Circus of Books is no more, and its recent passing marked the end of an era. The Los Angeles-area book and adult-entertainment store, an iconic destination for the gay community and late-night literati during the age of Reagan, AIDS and beyond, may be gone, but its history and its meaning to the community remain. And now, that history and meaning are being celebrated and remembered through a film made by Rachel Mason, the daughter of the store’s owners.
Mason, an artist, filmmaker and musician, made Circus of Books to document the role the store played in L.A.’s LGBT history and how her parents, Karen and Barry Mason, were unlikely members of the city’s cutting edge.

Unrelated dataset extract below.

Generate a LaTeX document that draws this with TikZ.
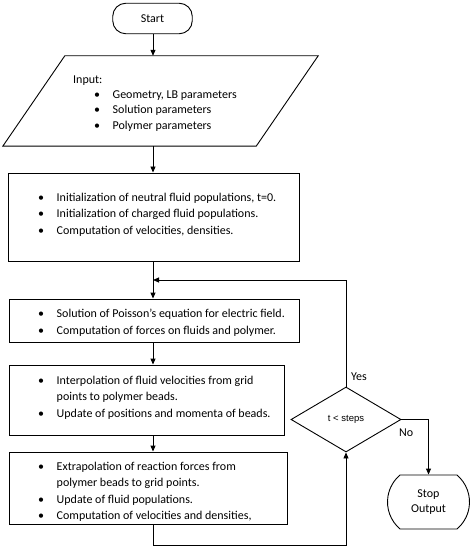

“Before my parents owned the store, they distributed HUSTLER. In the movie, Larry Flynt remembers meeting them for the first time. My folks needed a sideline. Dad was an inventor trying to sell a dialysis machine and fighting the insurance companies. That sideline was distributing HUSTLER. The business grew and did well,” Mason explains. “They delivered all over the city, and a store called Book Circus was a good customer.”
Flynt had acquired several gay magazines to add to his company’s growing catalog of titles, among them the iconic Mandate and Blueboy. At the same time, the Masons came to realize that Los Angeles was a strong market for both straight and gay adult material—and there was an insatiable appetite for more, more, more. They stepped in to supply that need.